R. mucronulatum var. 'Pink Panther'
G. David Lewis, Colts Neck, NJ

R. mucronulatum 'Pink Panther'
R. mucronulatum 'Pink Panther'
Photo by G. D. Lewis

In early April, 1969 I drove to Connecticut to visit the nursery of Ernest Egan with the intent of purchasing some rhododendrons for our garden. After selecting a number of hybrids I became interested in a field of R. mucronulatum seedlings that Mr. Egan had grown from a pink form of the species. The plants were still small and those that were blooming had only a few flowers that could be examined. A few plants showed the common lavender shunned by most collectors, but the majority were pink in shades similar to R. mucronulatum var. 'Cornell Pink'.

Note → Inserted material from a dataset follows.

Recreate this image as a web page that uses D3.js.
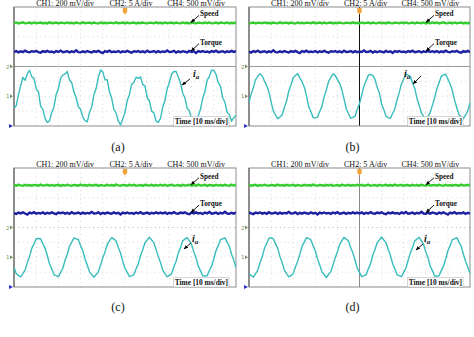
<!DOCTYPE html>
<html><head><meta charset="utf-8">
<script src="https://cdn.jsdelivr.net/npm/d3@7"></script>
<style>body{margin:0;background:#fff}svg{display:block}</style>
</head><body>
<svg id="chart" width="474" height="337"></svg>
<script>
// ---- data ----
const panelIds = ["(a)", "(b)", "(c)", "(d)"];
const channelHeader = ["CH1: 200 mV/div", "CH2: 5 A/div", "CH4: 500 mV/div"];
const timeLabel = "Time [10 ms/div]";
const traceNames = ["Speed", "Torque"];

// trace positions in scope divisions from the top of the screen
const speedLevel = [1.07, 1.07, 1.16, 1.16];
const torqueLevel = [3.0, 3.0, 3.03, 3.03];

// small ripple on the speed and torque traces (divisions)
const speedRipple = [0.02,-0.03,0.04,0.00,-0.04,0.03,0.01,-0.02,0.04,-0.03,0.02,0.00,-0.03,0.03,-0.01,0.03,-0.04,0.02,0.01,-0.03,0.04,-0.02,0.00,0.03,-0.03,0.02,-0.01,0.03,-0.03,0.01,0.03,-0.04,0.02,0.00,-0.02,0.03,-0.03,0.01,0.04,-0.03,0.02,-0.01,0.03,-0.02,0.00,0.03,-0.04,0.02,0.01,-0.03,0.03,-0.02,0.03,0.00,-0.03,0.04,-0.01,0.02,-0.03,0.01,0.03,-0.02,0.00,0.03,-0.04,0.02,-0.01,0.03,-0.03,0.02,0.00,-0.03,0.04,-0.02,0.01,0.03,-0.03,0.02,-0.01,0.03,-0.04,0.01,0.03,-0.02,0.00,0.03,-0.03,0.02,-0.03,0.03,0.01,-0.02,0.04,-0.03,0.00,0.02,-0.03,0.03,-0.01,0.02,-0.03];
const torqueRipple = [0.03,-0.04,0.05,-0.02,0.03,-0.06,0.02,0.04,-0.03,0.01,-0.05,0.04,0.08,-0.03,0.02,-0.05,0.03,-0.01,0.06,-0.04,0.02,-0.07,0.04,0.01,-0.03,0.05,-0.02,0.03,-0.09,0.03,0.05,-0.02,0.04,-0.04,0.01,0.06,-0.03,0.02,-0.05,0.03,0.10,-0.03,0.02,-0.06,0.04,-0.01,0.03,-0.04,0.05,-0.02,0.03,-0.05,0.02,0.07,-0.03,0.01,-0.04,0.04,-0.02,0.05,-0.06,0.03,0.01,-0.04,0.05,-0.03,0.04,-0.01,0.02,-0.08,0.03,0.02,-0.05,0.06,-0.02,0.04,-0.03,0.01,0.05,-0.05,0.03,-0.02,0.09,-0.03,0.02,-0.04,0.03,-0.01,0.05,-0.04,0.02,-0.06,0.04,0.01,-0.03,0.05,-0.02,0.03,-0.05,0.02,-0.03];

// phase current i_a (A), sampled every 1 ms over 100 ms
const currentA = [-4.0,-3.2,0.5,3.6,6.3,5.4,7.6,8.7,6.6,6.0,
  2.4,1.6,-3.4,-4.4,-7.5,-8.8,-8.3,-5.4,-3.6,0.6,
  2.6,6.0,7.1,7.5,8.3,5.4,4.6,1.4,-0.5,-3.6,
  -4.4,-7.0,-8.2,-8.6,-5.5,-3.6,0.5,2.6,6.4,8.8,
  8.2,5.5,5.6,1.5,-0.6,-4.5,-5.6,-8.4,-9.6,-7.6,
  -5.5,-1.5,0.6,4.0,4.6,6.4,6.0,6.5,4.0,3.4,
  -0.5,-1.6,-5.0,-5.6,-8.4,-8.8,-7.4,-3.6,-1.4,2.5,
  4.6,7.4,8.3,8.3,6.5,4.4,1.0,-0.6,-4.0,-5.0,
  -7.5,-7.6,-8.9,-6.6,-4.4,-0.6,1.5,5.4,6.6,8.8,
  8.7,7.4,4.6,3.4,-0.5,-2.0,-5.4,-6.1,-8.4,-7.2,
  -6.4];
const currentB = [-2.1,0.8,3.0,5.6,6.7,7.6,6.8,5.1,3.6,1.4,
  -1.9,-4.9,-6.3,-7.5,-7.0,-6.2,-3.8,-1.6,1.7,3.8,
  6.2,7.0,7.6,6.2,4.9,3.1,0.2,-3.4,-5.2,-7.1,
  -7.3,-7.0,-5.1,-3.4,-0.2,2.1,4.9,6.3,7.5,7.0,
  5.6,4.3,2.2,-0.9,-4.2,-5.8,-7.4,-7.1,-6.7,-4.4,
  -2.5,0.3,3.4,5.2,7.1,7.3,7.0,5.7,3.0,1.1,
  -2.6,-4.5,-6.7,-7.2,-7.4,-5.8,-4.2,-1.2,1.3,4.2,
  5.8,7.4,7.1,6.7,4.4,2.7,-0.7,-3.0,-5.6,-6.8,
  -7.6,-6.7,-5.5,-3.0,-0.6,2.5,4.5,6.7,7.2,7.4,
  5.8,4.1,1.9,-1.3,-3.8,-6.2,-7.0,-7.5,-6.3,-4.9,
  -2.2];
const currentC = [-3.3,-5.5,-6.1,-6.6,-5.5,-4.3,-1.8,0.2,3.0,4.5,
  6.2,6.3,6.2,4.5,3.0,0.6,-2.2,-3.9,-5.9,-6.2,
  -6.5,-5.1,-3.7,-1.0,1.0,3.7,5.1,6.5,6.2,5.9,
  3.9,2.2,-0.6,-2.6,-4.9,-5.8,-6.7,-5.8,-4.9,-2.6,
  -0.2,1.8,4.3,5.5,6.6,6.1,5.5,3.3,1.4,-1.4,
  -3.7,-5.1,-6.5,-6.2,-5.9,-3.9,-2.2,0.6,2.6,4.9,
  5.8,6.7,5.8,4.9,2.6,0.2,-1.8,-4.3,-5.5,-6.6,
  -6.1,-5.5,-3.3,-1.4,1.4,3.3,5.5,6.1,6.6,5.5,
  4.3,1.8,-0.2,-3.0,-4.5,-6.2,-6.3,-6.2,-4.5,-3.0,
  -0.6,2.2,3.9,5.9,6.2,6.5,5.1,3.7,1.0,-1.0,
  -3.5];
const currentD = [-5.5,-6.2,-6.7,-5.5,-4.3,-1.8,0.2,3.0,4.6,6.3,
  6.6,6.2,4.5,3.0,0.2,-1.8,-4.3,-5.5,-6.6,-6.2,
  -5.5,-3.3,-1.4,1.0,3.7,5.1,6.6,6.3,5.9,3.9,
  2.2,-0.6,-2.6,-4.9,-5.8,-6.8,-5.8,-4.9,-2.6,-0.2,
  1.8,4.3,5.5,6.7,6.1,5.5,3.3,1.4,-1.0,-3.7,
  -5.1,-6.5,-6.2,-5.9,-3.9,-2.2,0.6,2.6,4.9,5.8,
  6.8,5.8,4.9,2.6,0.6,-2.2,-3.9,-5.9,-6.2,-6.5,
  -5.1,-3.7,-1.0,1.4,3.3,5.5,6.1,6.7,5.5,4.3,
  1.8,-0.2,-3.0,-4.5,-6.3,-6.4,-6.2,-4.5,-3.0,-0.6,
  2.2,3.9,5.9,6.2,6.6,5.1,3.7,1.0,-1.4,-3.3,
  -5.5];
const currents = [currentA, currentB, currentC, currentD];

// ---- layout ----
const frames = [
  {x0: 14,  x1: 236, y0: 7,   y1: 126, mid: "dotted", split: "solid", ia: [193, 77, 190, 79, 182, 85]},
  {x0: 249, x1: 470, y0: 7,   y1: 126, mid: "black",  split: "solid", ia: [404, 77, 421, 76, 413, 84]},
  {x0: 14,  x1: 236, y0: 168, y1: 287, mid: "dotted", split: "dotted", ia: [192, 242, 191, 243, 184, 249]},
  {x0: 249, x1: 470, y0: 168, y1: 287, mid: "grey",   split: "dotted", ia: [424, 242, 423, 244, 416, 250]}
];
const captionY = [151, 151, 311, 311];

const svg = d3.select("#chart");
const defs = svg.append("defs");
defs.append("marker").attr("id", "arr").attr("viewBox", "0 0 10 10")
  .attr("refX", 9).attr("refY", 5).attr("markerWidth", 5).attr("markerHeight", 5)
  .attr("orient", "auto")
  .append("path").attr("d", "M0,1L10,5L0,9Z").attr("fill", "#000");

const serif = "'Liberation Serif','Times New Roman',serif";

frames.forEach((f, p) => {
  const g = svg.append("g");
  const x = d3.scaleLinear().domain([0, 100]).range([f.x0, f.x1]);   // ms
  const yDiv = d3.scaleLinear().domain([0, 8]).range([f.y0, f.y1]);   // divisions from top
  const yAmp = d3.scaleLinear().domain([30, -10]).range([f.y0, f.y1]); // 5 A/div, ground at div 6

  const cid = "clip" + p;
  defs.append("clipPath").attr("id", cid).append("rect")
    .attr("x", f.x0).attr("y", f.y0).attr("width", f.x1 - f.x0).attr("height", f.y1 - f.y0);

  // dotted graticule
  const grid = g.append("g").attr("stroke", "#c4c4c4").attr("stroke-width", 0.8)
    .attr("stroke-dasharray", "0.8,3.6");
  d3.range(1, 10).forEach(d => {
    if (d === 5) return;
    grid.append("line").attr("x1", x(d * 10)).attr("x2", x(d * 10))
      .attr("y1", f.y0).attr("y2", f.y1);
  });
  d3.range(1, 8).forEach(d => {
    if (d === 4 && f.split === "solid") return;
    grid.append("line").attr("x1", f.x0).attr("x2", f.x1)
      .attr("y1", yDiv(d)).attr("y2", yDiv(d))
      .attr("stroke", d === 4 ? "#999" : null)
      .attr("stroke-dasharray", d === 4 ? "1,3.4" : null);
  });
  if (f.split === "solid") {
    g.append("line").attr("x1", f.x0).attr("x2", f.x1)
      .attr("y1", yDiv(4)).attr("y2", yDiv(4))
      .attr("stroke", "#9a9a9a").attr("stroke-width", 1);
  }
  // centre vertical
  const cl = g.append("line").attr("x1", x(50)).attr("x2", x(50))
    .attr("y1", f.y0).attr("y2", f.y1);
  if (f.mid === "black") cl.attr("stroke", "#111").attr("stroke-width", 1);
  else if (f.mid === "grey") cl.attr("stroke", "#8a8a8a").attr("stroke-width", 1);
  else cl.attr("stroke", "#bbb").attr("stroke-width", 0.8).attr("stroke-dasharray", "0.8,3.6");

  // frame
  g.append("rect").attr("x", f.x0).attr("y", f.y0)
    .attr("width", f.x1 - f.x0).attr("height", f.y1 - f.y0)
    .attr("fill", "none").attr("stroke", "#8c8c8c").attr("stroke-width", 1);
  g.append("line").attr("x1", f.x0).attr("x2", f.x0).attr("y1", f.y0).attr("y2", f.y1)
    .attr("stroke", "#555").attr("stroke-width", 1);

  const traces = g.append("g").attr("clip-path", `url(#${cid})`);
  const off = p * 17;

  // speed
  const ns = speedRipple.length;
  traces.append("path")
    .attr("d", d3.line()
      .x((d, i) => x(i * 100 / (ns - 1)))
      .y((d, i) => yDiv(speedLevel[p] + speedRipple[(i + off) % ns]))(speedRipple))
    .attr("fill", "none").attr("stroke", "#34cc2e").attr("stroke-width", 2.4);

  // torque
  const nt = torqueRipple.length;
  traces.append("path")
    .attr("d", d3.line()
      .x((d, i) => x(i * 100 / (nt - 1)))
      .y((d, i) => yDiv(torqueLevel[p] + torqueRipple[(i + off) % nt]))(torqueRipple))
    .attr("fill", "none").attr("stroke", "#1d20a0").attr("stroke-width", 2.4);

  // phase current
  const cur = currents[p];
  traces.append("path")
    .attr("d", d3.line()
      .x((d, i) => x(i * 100 / (cur.length - 1)))
      .y(d => yAmp(d))(cur))
    .attr("fill", "none").attr("stroke", "#38bcbc").attr("stroke-width", 1.4)
    .attr("stroke-linejoin", "round");

  // trigger marker
  const tx = x(50), ty = f.y0 + 1;
  g.append("path")
    .attr("d", `M${tx - 2.2},${ty}L${tx + 2.2},${ty}L${tx + 2.2},${ty + 4}L${tx},${ty + 6.5}L${tx - 2.2},${ty + 4}Z`)
    .attr("fill", "#f2a23a");

  // channel ground markers on the left edge
  [[4, "2"], [6, "1"]].forEach(([d, lab]) => {
    g.append("text").attr("x", f.x0 - 8).attr("y", yDiv(d) + 2)
      .attr("font-family", "'DejaVu Sans',sans-serif").attr("font-size", 5.5)
      .attr("fill", "#7d8f63").text(lab);
    g.append("path")
      .attr("d", `M${f.x0 - 4},${yDiv(d) - 2}L${f.x0 - 1},${yDiv(d)}L${f.x0 - 4},${yDiv(d) + 2}Z`)
      .attr("fill", "#7d8f63");
  });
  g.append("path")
    .attr("d", `M${f.x0 - 5},${f.y1 - 2}L${f.x0 - 1},${f.y1}L${f.x0 - 5},${f.y1 + 2}Z`)
    .attr("fill", "#2b2fd0");

  // header
  const hy = f.y0 - 1.5;
  [[0.10, 0], [0.43, 1], [0.69, 2]].forEach(([fr, k]) => {
    g.append("text").attr("x", f.x0 + fr * (f.x1 - f.x0)).attr("y", hy)
      .attr("font-family", serif).attr("font-size", 8).attr("fill", "#111")
      .text(channelHeader[k]);
  });

  // trace labels with arrows
  const lx = f.x0 + 186;
  const labelRows = [[speedLevel[p], -6.5], [torqueLevel[p], -7]];
  labelRows.forEach(([lvl, dy], k) => {
    const yl = yDiv(lvl);
    g.append("text").attr("x", lx).attr("y", yl + dy)
      .attr("font-family", serif).attr("font-size", 7.2).attr("font-weight", "bold")
      .attr("fill", "#111").text(traceNames[k]);
    g.append("line").attr("x1", lx - 1).attr("y1", yl + dy - 1)
      .attr("x2", lx - 9).attr("y2", yl - 0.5)
      .attr("stroke", "#000").attr("stroke-width", 0.9).attr("marker-end", "url(#arr)");
  });

  // i_a label
  const ia = f.ia;
  const t = g.append("text").attr("x", ia[0]).attr("y", ia[1])
    .attr("font-family", serif).attr("font-size", 10).attr("font-style", "italic")
    .attr("font-weight", "bold").attr("fill", "#111");
  t.append("tspan").text("i");
  t.append("tspan").attr("font-size", 7).attr("dy", 2).text("a");
  g.append("line").attr("x1", ia[2]).attr("y1", ia[3]).attr("x2", ia[4]).attr("y2", ia[5])
    .attr("stroke", "#000").attr("stroke-width", 0.9).attr("marker-end", "url(#arr)");

  // time base label
  const tl = g.append("text").attr("x", f.x1 - 8).attr("y", f.y1 - 2.5)
    .attr("text-anchor", "end").attr("font-family", serif).attr("font-size", 7.4)
    .attr("font-weight", "bold").attr("fill", "#111").text(timeLabel);
  const bb = tl.node().getBBox();
  g.insert("rect", () => tl.node()).attr("x", bb.x - 1).attr("y", bb.y)
    .attr("width", bb.width + 2).attr("height", f.y1 - bb.y)
    .attr("fill", "#fff").attr("stroke", "#aaa").attr("stroke-width", 0.5);

  // caption
  svg.append("text").attr("x", (f.x0 + f.x1) / 2 - 7).attr("y", captionY[p])
    .attr("text-anchor", "middle").attr("font-family", serif).attr("font-size", 12)
    .attr("fill", "#111").text(panelIds[p]);
});
</script>
</body></html>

Examination of the first row of plants gave evidence that a few seedlings were perhaps darker pink than the others and resulted in my checking every plant in every row for a darker pink. After considerable deliberation I selected a plant whose flowers were not fully open but whose buds seemed darker than all the rest. I purchased the plant and took it home to our garden.
In the succeeding days as the buds opened I was rewarded. We had a dark pink - clearly darker pink and brighter than any other R, mucronulatum that I have ever seen! The plant is now 6 feet tall and 4 wide and has drawn many compliments each spring. We have named this plant 'Pink Panther'. Cuttings have rooted readily and we have distributed a few plants to friends. The flower buds are Red Purple Group 63-A (R. H. S. Colour Chart) while the fully opened flowers are Red Purple Group 66-C. I have selfed this plant and crossed the two best siblings that resulted. 'Pink Panther's' grandchildren are now in our nursery bed. There are no flower buds but the fall foliage was bright red. Perhaps they will be one step closer to a red R. mucronulatum . If not, we will cross the two best and try again.